▸ **DATA FOR PROCESSING**:
• • • • • • •

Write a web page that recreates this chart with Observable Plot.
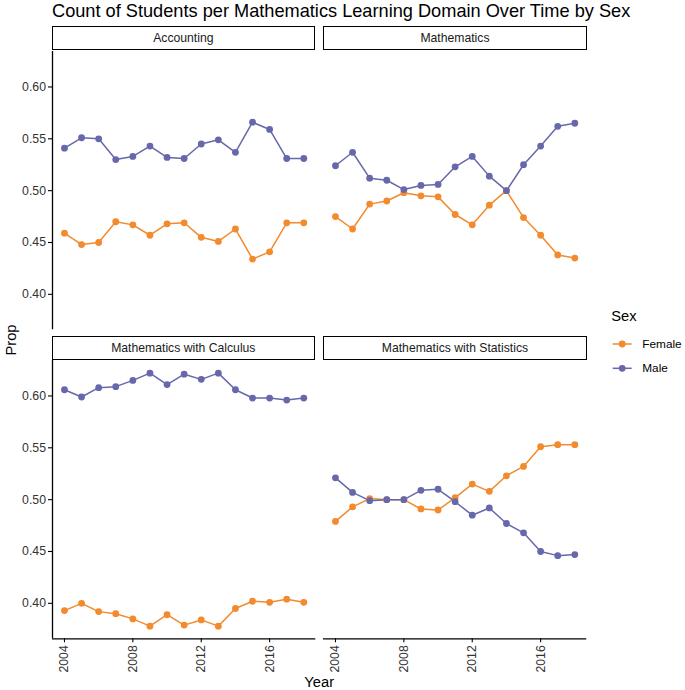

• • • • • • •

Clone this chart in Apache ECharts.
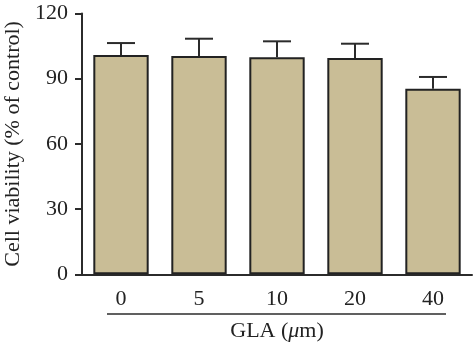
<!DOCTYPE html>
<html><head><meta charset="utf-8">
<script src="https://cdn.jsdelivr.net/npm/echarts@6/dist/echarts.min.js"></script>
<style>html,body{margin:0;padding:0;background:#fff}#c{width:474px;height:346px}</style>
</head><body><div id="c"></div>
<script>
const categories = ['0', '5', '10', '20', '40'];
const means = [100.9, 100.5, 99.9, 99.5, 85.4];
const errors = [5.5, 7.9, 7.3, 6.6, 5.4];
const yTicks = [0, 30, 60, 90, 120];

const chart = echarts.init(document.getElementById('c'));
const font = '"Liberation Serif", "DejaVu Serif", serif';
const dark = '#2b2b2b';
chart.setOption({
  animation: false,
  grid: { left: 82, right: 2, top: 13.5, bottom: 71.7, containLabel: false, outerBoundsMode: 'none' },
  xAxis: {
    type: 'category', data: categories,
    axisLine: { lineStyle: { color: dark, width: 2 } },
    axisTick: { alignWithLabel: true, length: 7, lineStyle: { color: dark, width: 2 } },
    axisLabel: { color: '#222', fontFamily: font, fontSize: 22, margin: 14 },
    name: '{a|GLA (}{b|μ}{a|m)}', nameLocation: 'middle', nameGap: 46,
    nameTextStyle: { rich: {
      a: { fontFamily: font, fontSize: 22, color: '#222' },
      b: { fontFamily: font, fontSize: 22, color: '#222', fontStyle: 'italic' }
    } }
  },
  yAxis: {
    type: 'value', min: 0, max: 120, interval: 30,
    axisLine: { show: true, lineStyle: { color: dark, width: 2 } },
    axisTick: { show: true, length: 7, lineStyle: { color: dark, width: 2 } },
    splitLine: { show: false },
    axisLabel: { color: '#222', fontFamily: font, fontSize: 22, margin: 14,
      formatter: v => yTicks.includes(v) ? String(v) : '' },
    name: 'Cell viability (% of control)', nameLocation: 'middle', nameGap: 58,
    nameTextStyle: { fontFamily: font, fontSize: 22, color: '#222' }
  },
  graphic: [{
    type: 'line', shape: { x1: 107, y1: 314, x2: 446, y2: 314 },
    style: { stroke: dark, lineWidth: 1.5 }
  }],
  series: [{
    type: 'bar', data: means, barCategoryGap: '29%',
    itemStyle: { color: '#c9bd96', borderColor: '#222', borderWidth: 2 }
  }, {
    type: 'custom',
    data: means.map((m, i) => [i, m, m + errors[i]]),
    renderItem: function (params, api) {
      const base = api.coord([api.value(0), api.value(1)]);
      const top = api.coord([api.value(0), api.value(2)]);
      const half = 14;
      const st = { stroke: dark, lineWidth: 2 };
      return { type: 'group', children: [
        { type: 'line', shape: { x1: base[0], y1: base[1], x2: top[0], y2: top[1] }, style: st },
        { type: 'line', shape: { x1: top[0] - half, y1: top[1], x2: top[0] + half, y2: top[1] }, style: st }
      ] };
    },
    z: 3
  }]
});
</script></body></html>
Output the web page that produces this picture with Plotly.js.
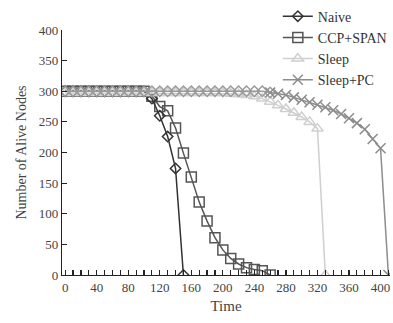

• • • • • • •

Only lines with "this" are wanted here; list each of them.

▸ **WRITTEN ANSWER**:
Write a web page that recreates this chart with Observable Plot.
Clone this chart in Apache ECharts.
Output the web page that produces this picture with Plotly.js.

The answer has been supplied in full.